The Diallo shooting saw all four of the cops involved acquitted. Malcolm Gladwell, in his book Blink, used the Diallo incident as an example of how much we process in the blink of an eye - sometimes wrongly, oh so wrongly. Those officers, all of whom were white, saw a black man reaching for what they thought was a gun and let the

bullets fly. Too bad for them that gun turned out to be his wallet.

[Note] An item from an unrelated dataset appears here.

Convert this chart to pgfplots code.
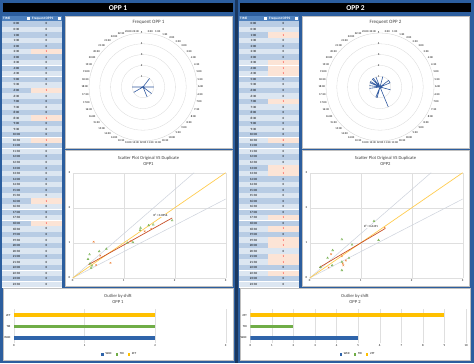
\documentclass[border=0pt]{standalone}
\usepackage{pgfplots}
\pgfplotsset{compat=1.18}
\usepackage{pgfplotstable}
\usepgfplotslibrary{polar}
\usepackage{fontspec}
\setmainfont{Carlito}
\newcommand\fs[1]{\fontsize{#1}{#1}\selectfont}
\definecolor{bgblue}{RGB}{44,94,158}
\definecolor{hdrblue}{RGB}{79,129,189}
\definecolor{rowA}{RGB}{184,204,228}
\definecolor{rowB}{RGB}{220,230,241}
\definecolor{hl}{RGB}{252,228,214}
\definecolor{radar}{RGB}{50,90,160}
\definecolor{barblue}{RGB}{47,100,170}
\definecolor{bargreen}{RGB}{112,173,71}
\definecolor{baryellow}{RGB}{255,192,0}
\definecolor{trend}{RGB}{200,80,40}
\definecolor{idline}{RGB}{255,205,80}
\definecolor{tolline}{RGB}{205,210,220}
\definecolor{mgreen}{RGB}{112,173,71}
\definecolor{morange}{RGB}{237,125,49}

\pgfplotstableread[row sep=\\]{
i v\\ 0 0\\ 1 0\\ 2 0\\ 3 0\\ 4 0\\ 5 1\\ 6 0\\ 7 0\\ 8 0\\ 9 0\\ 10 0\\ 11 0\\
12 1\\ 13 0\\ 14 0\\ 15 0\\ 16 0\\ 17 1\\ 18 0\\ 19 0\\ 20 0\\ 21 1\\ 22 0\\ 23 0\\
24 0\\ 25 0\\ 26 0\\ 27 0\\ 28 0\\ 29 0\\ 30 0\\ 31 0\\ 32 1\\ 33 0\\ 34 0\\ 35 0\\
36 1\\ 37 0\\ 38 0\\ 39 0\\ 40 0\\ 41 0\\ 42 0\\ 43 0\\ 44 0\\ 45 0\\ 46 0\\ 47 0\\
}\dataA
\pgfplotstableread[row sep=\\]{
i v\\ 0 0\\ 1 0\\ 2 1\\ 3 0\\ 4 0\\ 5 0\\ 6 0\\ 7 1\\ 8 1\\ 9 1\\ 10 0\\ 11 0\\
12 0\\ 13 0\\ 14 1\\ 15 0\\ 16 0\\ 17 0\\ 18 0\\ 19 0\\ 20 0\\ 21 2\\ 22 0\\ 23 0\\
24 0\\ 25 0\\ 26 1\\ 27 1\\ 28 0\\ 29 0\\ 30 0\\ 31 0\\ 32 0\\ 33 0\\ 34 0\\ 35 1\\
36 0\\ 37 1\\ 38 0\\ 39 1\\ 40 1\\ 41 0\\ 42 1\\ 43 1\\ 44 0\\ 45 1\\ 46 0\\ 47 0\\
}\dataB

\newcommand{\drawtable}[3]{%
\begin{scope}[xshift=#1bp]
 \fill[hdrblue] (2,347) rectangle (62,341.8);
 \node[font=\fs{3.4}\bfseries, text=white, anchor=west, inner sep=0] at (3,344.4) {TIME};
 \node[font=\fs{3.4}\bfseries, text=white, anchor=west, inner sep=0] at (32,344.4) {#2};
 \fill[white] (27.2,342.6) rectangle (30.4,346.2);
 \fill[white] (58.2,342.6) rectangle (61.4,346.2);
 \foreach \i in {0,...,47} {
   \pgfplotstablegetelem{\i}{v}\of#3
   \let\val\pgfplotsretval
   \pgfmathsetmacro\yt{341.8-5.54*\i}
   \pgfmathsetmacro\yb{\yt-5.54}
   \pgfmathsetmacro\ym{\yt-2.77}
   \pgfmathtruncatemacro\hh{floor(\i/2)}
   \pgfmathtruncatemacro\odd{mod(\i,2)}
   \ifnum\odd=0 \def\rc{rowA}\else\def\rc{rowB}\fi
   \fill[\rc] (2,\yb) rectangle (31,\yt);
   \ifnum\val>0 \fill[hl] (31,\yb) rectangle (62,\yt); \def\tc{red}\else \fill[\rc] (31,\yb) rectangle (62,\yt); \def\tc{black}\fi
   \draw[white, line width=0.3bp] (2,\yb) -- (62,\yb);
   \node[font=\fs{3.2}, inner sep=0] at (16.5,\ym) {\hh:\ifnum\odd=0 00\else 30\fi};
   \node[font=\fs{3.2}, inner sep=0, text=\tc] at (46.5,\ym) {\val};
 }
\end{scope}}

\pgfplotsset{
 radarstyle/.style={anchor=center, scale only axis, width=108bp, height=108bp,
  xmin=-270, xmax=90, ymin=0, ymax=5,
  xtick={-262.5,-255,...,90},
  xticklabels={23:30,23:00,22:30,22:00,21:30,21:00,20:30,20:00,19:30,19:00,18:30,18:00,17:30,17:00,16:30,16:00,15:30,15:00,14:30,14:00,13:30,13:00,12:30,12:00,11:30,11:00,10:30,10:00,9:30,9:00,8:30,8:00,7:30,7:00,6:30,6:00,5:30,5:00,4:30,4:00,3:30,3:00,2:30,2:00,1:30,1:00,0:30,0:00},
  xticklabel style={font=\fs{2.8}, inner sep=0.9bp},
  ytick={1,2,3,4,5},
  hide y axis,
  xmajorgrids=false,
  axis line style={gray!40, line width=0.3bp},
  xtick style={draw=none},
  major tick length=0pt, clip=false},
 scatstyle/.style={anchor=south west, scale only axis, width=153bp, height=105.3bp,
  xmin=0, xmax=3, ymin=0, ymax=3, xtick={0,1,2,3}, ytick={0,1,2,3},
  grid=major, major grid style={gray!25, line width=0.3bp},
  axis line style={draw=none}, major tick length=0pt,
  tick label style={font=\fs{3}}, /pgf/number format/assume math mode=true,
  xticklabel style={yshift=2bp}, yticklabel style={xshift=1bp}},
 barstyle/.style={anchor=south west, scale only axis, height=34bp,
  ymin=-0.5, ymax=2.5, ytick={0,1,2}, yticklabels={WHC,TRI,2FT},
  xmajorgrids, major grid style={gray!25, line width=0.3bp},
  axis line style={draw=none}, major tick length=0pt,
  tick label style={font=\fs{3}}, /pgf/number format/assume math mode=true,
  xticklabel style={yshift=2bp},
  legend columns=3, legend style={draw=none, fill=none, font=\fs{3}, at={(0.5,-0.33)}, anchor=center,
   /tikz/every even column/.append style={column sep=2bp}},
  legend image code/.code={\fill[#1] (0,-1bp) rectangle (2.2bp,1.2bp);}},
}

\begin{document}
\begin{tikzpicture}[x=1bp,y=1bp]
\useasboundingbox (0,0) rectangle (474,363);
\fill[bgblue] (0,0) rectangle (474,363);
\fill[bgblue!60!black] (235.2,0) rectangle (237.6,363);
% title bars
\fill[black] (3,360) rectangle (233,350.5);
\node[font=\fs{7.5}\bfseries, text=white] at (118,355.2) {OPP 1};
\fill[black] (240,360) rectangle (471,350.5);
\node[font=\fs{7.5}\bfseries, text=white] at (355.5,355.2) {OPP 2};
% tables
\drawtable{0}{Frequent OPP1}{\dataA}
\drawtable{237}{Frequent OPP2}{\dataB}
% chart boxes
\foreach \ox in {0,237} {
 \fill[white, draw=gray!50, line width=0.3bp] (65+\ox,347) rectangle (232+\ox,215);
 \fill[white, draw=gray!50, line width=0.3bp] (65+\ox,213) rectangle (232+\ox,77);
 \fill[white, draw=gray!50, line width=0.3bp] (3+\ox,74.5) rectangle (233+\ox,2.5);
 \node[font=\fs{4.6}, text=black!75] at (118+\ox,67) {Outlier by shift};
 \node[font=\fs{4.6}, text=black!75] at (148.5+\ox,204.7) {Scatter Plot Original VS Duplicate};
 % radar grid rings (r = 1..4; r = 5 is the axis circle)
 \foreach \r in {1,2,3,4} {
   \draw[gray!30, line width=0.3bp] (143+\ox,276) circle[radius=10.8*\r];
 }
}
\node[font=\fs{5}, text=black!75] at (148.5,340.7) {Frequent OPP 1};
\node[font=\fs{5}, text=black!75] at (385.5,340.7) {Frequent OPP 2};
\node[font=\fs{4.6}, text=black!75] at (148.5,198.8) {OPP1};
\node[font=\fs{4.6}, text=black!75] at (385.5,198.8) {OPP2};
\node[font=\fs{4.6}, text=black!75] at (118,60.8) {OPP 1};
\node[font=\fs{4.6}, text=black!75] at (355,60.8) {OPP 2};

% radar charts
\begin{polaraxis}[radarstyle, at={(143bp,276bp)}]
\addplot[radar, line width=0.6bp, no marks] table[x expr={90-7.5*\thisrow{i}}, y=v] {\dataA};
\node[font=\fs{3}, anchor=east, inner sep=0.5bp] at (axis cs:90,1) {1};
\node[font=\fs{3}, anchor=east, inner sep=0.5bp] at (axis cs:90,2) {2};
\node[font=\fs{3}, anchor=east, inner sep=0.5bp] at (axis cs:90,3) {3};
\node[font=\fs{3}, anchor=east, inner sep=0.5bp] at (axis cs:90,4) {4};
\node[font=\fs{3}, anchor=east, inner sep=0.5bp] at (axis cs:90,5) {5};
\end{polaraxis}
\begin{polaraxis}[radarstyle, at={(380bp,276bp)}]
\addplot[radar, line width=0.6bp, no marks] table[x expr={90-7.5*\thisrow{i}}, y=v] {\dataB};
\node[font=\fs{3}, anchor=east, inner sep=0.5bp] at (axis cs:90,1) {1};
\node[font=\fs{3}, anchor=east, inner sep=0.5bp] at (axis cs:90,2) {2};
\node[font=\fs{3}, anchor=east, inner sep=0.5bp] at (axis cs:90,3) {3};
\node[font=\fs{3}, anchor=east, inner sep=0.5bp] at (axis cs:90,4) {4};
\node[font=\fs{3}, anchor=east, inner sep=0.5bp] at (axis cs:90,5) {5};
\end{polaraxis}

% scatter OPP1
\begin{axis}[scatstyle, at={(72.7bp,85bp)}]
\addplot[tolline, line width=0.5bp] coordinates {(0,0) (2.38,3)};
\addplot[tolline, line width=0.5bp] coordinates {(0,0) (3,2.25)};
\addplot[idline, line width=0.7bp] coordinates {(0,0) (3,3)};
\addplot[only marks, mark=triangle, mark size=1.1bp, mgreen, line width=0.35bp] coordinates {
(0.33,0.67) (0.30,0.54) (0.52,0.76) (0.66,0.83) (0.34,0.41) (0.38,0.35) (0.36,0.29)
(1.07,1.00) (1.18,1.02) (1.33,1.43) (1.32,1.36) (1.49,1.50) (1.58,1.52) (1.95,1.64)};
\addplot[only marks, mark=x, mark size=1.1bp, morange, line width=0.35bp] coordinates {
(0.41,1.03) (0.54,0.64) (0.74,0.43) (0.46,0.37) (1.14,1.05) (1.41,1.33) (1.54,1.40)};
\addplot[trend, line width=0.7bp] coordinates {(0.31,0.38) (1.95,1.71)};
\node[font=\fs{3}, fill=white, inner sep=0.3bp] at (axis cs:1.72,1.79) {R² = 0.8956};
\end{axis}
% scatter OPP2
\begin{axis}[scatstyle, at={(309.7bp,85bp)}]
\addplot[tolline, line width=0.5bp] coordinates {(0,0) (2.38,3)};
\addplot[tolline, line width=0.5bp] coordinates {(0,0) (3,2.25)};
\addplot[idline, line width=0.7bp] coordinates {(0,0) (3,3)};
\addplot[only marks, mark=triangle, mark size=1.1bp, mgreen, line width=0.35bp] coordinates {
(0.63,1.10) (1.26,1.62) (1.35,1.08) (0.83,0.95) (0.45,0.79) (0.35,0.57) (0.77,0.57)
(0.63,0.46) (0.44,0.36) (0.21,0.31) (0.63,0.22)};
\addplot[only marks, mark=x, mark size=1.1bp, morange, line width=0.35bp] coordinates {
(1.47,1.43) (0.42,0.68) (0.63,0.62) (0.71,0.50) (0.65,0.41) (0.37,0.30) (0.66,0.36)};
\addplot[trend, line width=0.7bp] coordinates {(0.19,0.30) (1.48,1.41)};
\node[font=\fs{3}, fill=white, inner sep=0.3bp] at (axis cs:1.2,1.47) {R² = 0.6491};
\end{axis}

% bar OPP1
\begin{axis}[barstyle, at={(14bp,19.6bp)}, width=211.7bp, xmin=0, xmax=3, xtick={0,1,2,3}]
\addplot[xbar, bar shift=0pt, bar width=3.6bp, fill=barblue, draw=none] coordinates {(2,0)};
\addplot[xbar, bar shift=0pt, bar width=3.6bp, fill=bargreen, draw=none] coordinates {(2,1)};
\addplot[xbar, bar shift=0pt, bar width=3.6bp, fill=baryellow, draw=none] coordinates {(2,2)};
\legend{WHC,TRI,2FT}
\end{axis}
% bar OPP2
\begin{axis}[barstyle, at={(250.3bp,19.6bp)}, width=215.7bp, xmin=0, xmax=10, xtick={0,...,10}]
\addplot[xbar, bar shift=0pt, bar width=3.6bp, fill=barblue, draw=none] coordinates {(5,0)};
\addplot[xbar, bar shift=0pt, bar width=3.6bp, fill=bargreen, draw=none] coordinates {(2,1)};
\addplot[xbar, bar shift=0pt, bar width=3.6bp, fill=baryellow, draw=none] coordinates {(9,2)};
\legend{WHC,TRI,2FT}
\end{axis}
\end{tikzpicture}
\end{document}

On Nov. 25, five NYPD undercover detectives, who were white, Hispanic and African-American, thought they were doing the right thing when they made the split-second decision to pull their triggers. Thought they heard one of the three say he was going to get a gun after leaving a strip club for Bell's bachelor party. Thought the three were going to go back into the club to cause problems with the people they had been feuding with inside. Thought they were fleeing when they tried to drive away and hit a plainclothes officer who never identified himself and had a gun at his side. Thought, that when the car hit an unmarked police vehicle, they were de-escalating a potentially dangerous situation the best way they knew how: 9 mm pistols doing the talking for them. Too bad for them no gun was found in the car nor on any of the three inside it.

What seems to be the underlying theme in both shootings, along with the case of 13-year-old African-American Nicholas Heyward Jr., who was shot and killed in Brooklyn in 1994 because he was playing with a toy gun, is panic.

Cops panic. They have guns. Triggers are depressed. Lives are ended.

While Bell's family won't ever get to see him smile again, five cops will walk away from a courtroom with acquittals sometime next year - if they're even indicted. But here's to hoping that the next time cops come across African-Americans, or anyone for that matter, they think might be dangerous, they do exactly that: think.

Because, in the words of J-Live on "A Tree Never Grown," it's obvious right now that their "tips ain't the only things that's hollow."